What is needed = Quote every line as written. Omit pictures.

— START Data block —

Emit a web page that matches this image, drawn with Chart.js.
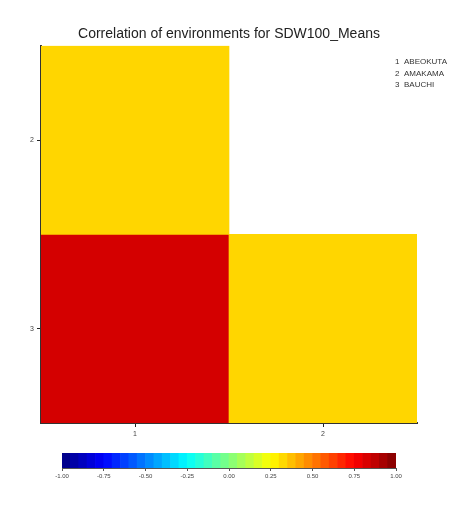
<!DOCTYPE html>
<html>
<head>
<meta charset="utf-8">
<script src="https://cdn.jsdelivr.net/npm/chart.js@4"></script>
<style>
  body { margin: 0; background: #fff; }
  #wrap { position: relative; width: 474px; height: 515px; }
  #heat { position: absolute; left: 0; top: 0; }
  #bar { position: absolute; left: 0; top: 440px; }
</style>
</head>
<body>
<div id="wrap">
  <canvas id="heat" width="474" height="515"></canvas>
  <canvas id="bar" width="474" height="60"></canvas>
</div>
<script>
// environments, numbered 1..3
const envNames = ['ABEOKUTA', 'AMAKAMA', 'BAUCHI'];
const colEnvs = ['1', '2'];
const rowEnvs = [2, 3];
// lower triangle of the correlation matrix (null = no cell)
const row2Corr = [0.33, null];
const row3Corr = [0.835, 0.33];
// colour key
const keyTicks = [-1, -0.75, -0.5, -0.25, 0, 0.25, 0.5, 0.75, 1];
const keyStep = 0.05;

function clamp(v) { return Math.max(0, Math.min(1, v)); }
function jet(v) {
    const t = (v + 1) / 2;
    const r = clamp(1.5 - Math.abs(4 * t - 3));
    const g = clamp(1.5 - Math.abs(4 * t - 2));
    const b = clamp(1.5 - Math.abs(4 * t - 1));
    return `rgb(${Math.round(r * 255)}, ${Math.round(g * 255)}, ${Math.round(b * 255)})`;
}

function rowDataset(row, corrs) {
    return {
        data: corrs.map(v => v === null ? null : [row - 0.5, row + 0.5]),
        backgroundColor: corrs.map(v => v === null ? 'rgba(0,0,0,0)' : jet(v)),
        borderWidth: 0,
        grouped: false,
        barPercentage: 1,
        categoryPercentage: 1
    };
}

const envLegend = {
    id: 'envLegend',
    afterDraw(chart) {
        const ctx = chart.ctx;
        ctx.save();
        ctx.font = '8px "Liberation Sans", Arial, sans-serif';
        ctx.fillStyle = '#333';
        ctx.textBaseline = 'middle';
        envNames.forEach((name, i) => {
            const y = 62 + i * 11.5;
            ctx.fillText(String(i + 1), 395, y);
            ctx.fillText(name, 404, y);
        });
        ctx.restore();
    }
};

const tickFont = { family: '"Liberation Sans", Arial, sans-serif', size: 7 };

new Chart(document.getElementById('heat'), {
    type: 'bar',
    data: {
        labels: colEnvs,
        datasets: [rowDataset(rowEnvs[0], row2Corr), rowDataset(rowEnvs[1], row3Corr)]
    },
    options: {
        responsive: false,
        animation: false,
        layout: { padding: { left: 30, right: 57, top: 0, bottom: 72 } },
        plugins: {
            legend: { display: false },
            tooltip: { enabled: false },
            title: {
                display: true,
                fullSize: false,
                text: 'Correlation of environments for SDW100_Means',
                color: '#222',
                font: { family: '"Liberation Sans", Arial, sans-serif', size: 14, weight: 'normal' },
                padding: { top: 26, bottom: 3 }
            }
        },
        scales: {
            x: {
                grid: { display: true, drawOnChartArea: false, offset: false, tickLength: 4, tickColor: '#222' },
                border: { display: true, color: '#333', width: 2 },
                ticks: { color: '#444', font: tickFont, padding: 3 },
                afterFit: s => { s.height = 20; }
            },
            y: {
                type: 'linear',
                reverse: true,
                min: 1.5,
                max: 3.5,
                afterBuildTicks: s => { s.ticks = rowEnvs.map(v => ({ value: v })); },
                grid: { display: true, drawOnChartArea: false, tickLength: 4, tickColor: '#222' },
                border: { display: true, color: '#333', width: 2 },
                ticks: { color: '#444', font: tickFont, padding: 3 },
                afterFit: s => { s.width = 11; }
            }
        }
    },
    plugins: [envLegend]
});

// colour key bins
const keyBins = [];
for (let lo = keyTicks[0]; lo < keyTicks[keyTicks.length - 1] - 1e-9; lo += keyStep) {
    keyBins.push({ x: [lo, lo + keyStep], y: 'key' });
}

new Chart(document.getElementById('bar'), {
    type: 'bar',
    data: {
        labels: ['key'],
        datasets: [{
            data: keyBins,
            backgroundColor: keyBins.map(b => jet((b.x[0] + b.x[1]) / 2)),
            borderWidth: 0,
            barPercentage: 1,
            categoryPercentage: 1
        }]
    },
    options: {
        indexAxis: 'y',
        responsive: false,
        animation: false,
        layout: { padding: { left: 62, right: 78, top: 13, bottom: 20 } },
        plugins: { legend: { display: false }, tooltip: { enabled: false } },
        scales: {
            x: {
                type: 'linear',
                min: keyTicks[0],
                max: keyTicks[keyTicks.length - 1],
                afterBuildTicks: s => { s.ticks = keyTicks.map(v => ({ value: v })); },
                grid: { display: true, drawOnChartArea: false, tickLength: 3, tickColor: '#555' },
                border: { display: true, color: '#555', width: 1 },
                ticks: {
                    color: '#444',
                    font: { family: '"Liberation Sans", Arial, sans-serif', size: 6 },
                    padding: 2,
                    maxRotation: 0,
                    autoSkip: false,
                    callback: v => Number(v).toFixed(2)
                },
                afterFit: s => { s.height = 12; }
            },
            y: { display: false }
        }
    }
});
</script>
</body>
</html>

— END Data block —

Answer to this task =
Emit a web page that matches this image, drawn with Chart.js.
<!DOCTYPE html>
<html>
<head>
<meta charset="utf-8">
<script src="https://cdn.jsdelivr.net/npm/chart.js@4"></script>
<style>
  body { margin: 0; background: #fff; }
  #wrap { position: relative; width: 474px; height: 515px; }
  #heat { position: absolute; left: 0; top: 0; }
  #bar { position: absolute; left: 0; top: 440px; }
</style>
</head>
<body>
<div id="wrap">
  <canvas id="heat" width="474" height="515"></canvas>
  <canvas id="bar" width="474" height="60"></canvas>
</div>
<script>
// environments, numbered 1..3
const envNames = ['ABEOKUTA', 'AMAKAMA', 'BAUCHI'];
const colEnvs = ['1', '2'];
const rowEnvs = [2, 3];
// lower triangle of the correlation matrix (null = no cell)
const row2Corr = [0.33, null];
const row3Corr = [0.835, 0.33];
// colour key
const keyTicks = [-1, -0.75, -0.5, -0.25, 0, 0.25, 0.5, 0.75, 1];
const keyStep = 0.05;

function clamp(v) { return Math.max(0, Math.min(1, v)); }
function jet(v) {
    const t = (v + 1) / 2;
    const r = clamp(1.5 - Math.abs(4 * t - 3));
    const g = clamp(1.5 - Math.abs(4 * t - 2));
    const b = clamp(1.5 - Math.abs(4 * t - 1));
    return `rgb(${Math.round(r * 255)}, ${Math.round(g * 255)}, ${Math.round(b * 255)})`;
}

function rowDataset(row, corrs) {
    return {
        data: corrs.map(v => v === null ? null : [row - 0.5, row + 0.5]),
        backgroundColor: corrs.map(v => v === null ? 'rgba(0,0,0,0)' : jet(v)),
        borderWidth: 0,
        grouped: false,
        barPercentage: 1,
        categoryPercentage: 1
    };
}

const envLegend = {
    id: 'envLegend',
    afterDraw(chart) {
        const ctx = chart.ctx;
        ctx.save();
        ctx.font = '8px "Liberation Sans", Arial, sans-serif';
        ctx.fillStyle = '#333';
        ctx.textBaseline = 'middle';
        envNames.forEach((name, i) => {
            const y = 62 + i * 11.5;
            ctx.fillText(String(i + 1), 395, y);
            ctx.fillText(name, 404, y);
        });
        ctx.restore();
    }
};

const tickFont = { family: '"Liberation Sans", Arial, sans-serif', size: 7 };

new Chart(document.getElementById('heat'), {
    type: 'bar',
    data: {
        labels: colEnvs,
        datasets: [rowDataset(rowEnvs[0], row2Corr), rowDataset(rowEnvs[1], row3Corr)]
    },
    options: {
        responsive: false,
        animation: false,
        layout: { padding: { left: 30, right: 57, top: 0, bottom: 72 } },
        plugins: {
            legend: { display: false },
            tooltip: { enabled: false },
            title: {
                display: true,
                fullSize: false,
                text: 'Correlation of environments for SDW100_Means',
                color: '#222',
                font: { family: '"Liberation Sans", Arial, sans-serif', size: 14, weight: 'normal' },
                padding: { top: 26, bottom: 3 }
            }
        },
        scales: {
            x: {
                grid: { display: true, drawOnChartArea: false, offset: false, tickLength: 4, tickColor: '#222' },
                border: { display: true, color: '#333', width: 2 },
                ticks: { color: '#444', font: tickFont, padding: 3 },
                afterFit: s => { s.height = 20; }
            },
            y: {
                type: 'linear',
                reverse: true,
                min: 1.5,
                max: 3.5,
                afterBuildTicks: s => { s.ticks = rowEnvs.map(v => ({ value: v })); },
                grid: { display: true, drawOnChartArea: false, tickLength: 4, tickColor: '#222' },
                border: { display: true, color: '#333', width: 2 },
                ticks: { color: '#444', font: tickFont, padding: 3 },
                afterFit: s => { s.width = 11; }
            }
        }
    },
    plugins: [envLegend]
});

// colour key bins
const keyBins = [];
for (let lo = keyTicks[0]; lo < keyTicks[keyTicks.length - 1] - 1e-9; lo += keyStep) {
    keyBins.push({ x: [lo, lo + keyStep], y: 'key' });
}

new Chart(document.getElementById('bar'), {
    type: 'bar',
    data: {
        labels: ['key'],
        datasets: [{
            data: keyBins,
            backgroundColor: keyBins.map(b => jet((b.x[0] + b.x[1]) / 2)),
            borderWidth: 0,
            barPercentage: 1,
            categoryPercentage: 1
        }]
    },
    options: {
        indexAxis: 'y',
        responsive: false,
        animation: false,
        layout: { padding: { left: 62, right: 78, top: 13, bottom: 20 } },
        plugins: { legend: { display: false }, tooltip: { enabled: false } },
        scales: {
            x: {
                type: 'linear',
                min: keyTicks[0],
                max: keyTicks[keyTicks.length - 1],
                afterBuildTicks: s => { s.ticks = keyTicks.map(v => ({ value: v })); },
                grid: { display: true, drawOnChartArea: false, tickLength: 3, tickColor: '#555' },
                border: { display: true, color: '#555', width: 1 },
                ticks: {
                    color: '#444',
                    font: { family: '"Liberation Sans", Arial, sans-serif', size: 6 },
                    padding: 2,
                    maxRotation: 0,
                    autoSkip: false,
                    callback: v => Number(v).toFixed(2)
                },
                afterFit: s => { s.height = 12; }
            },
            y: { display: false }
        }
    }
});
</script>
</body>
</html>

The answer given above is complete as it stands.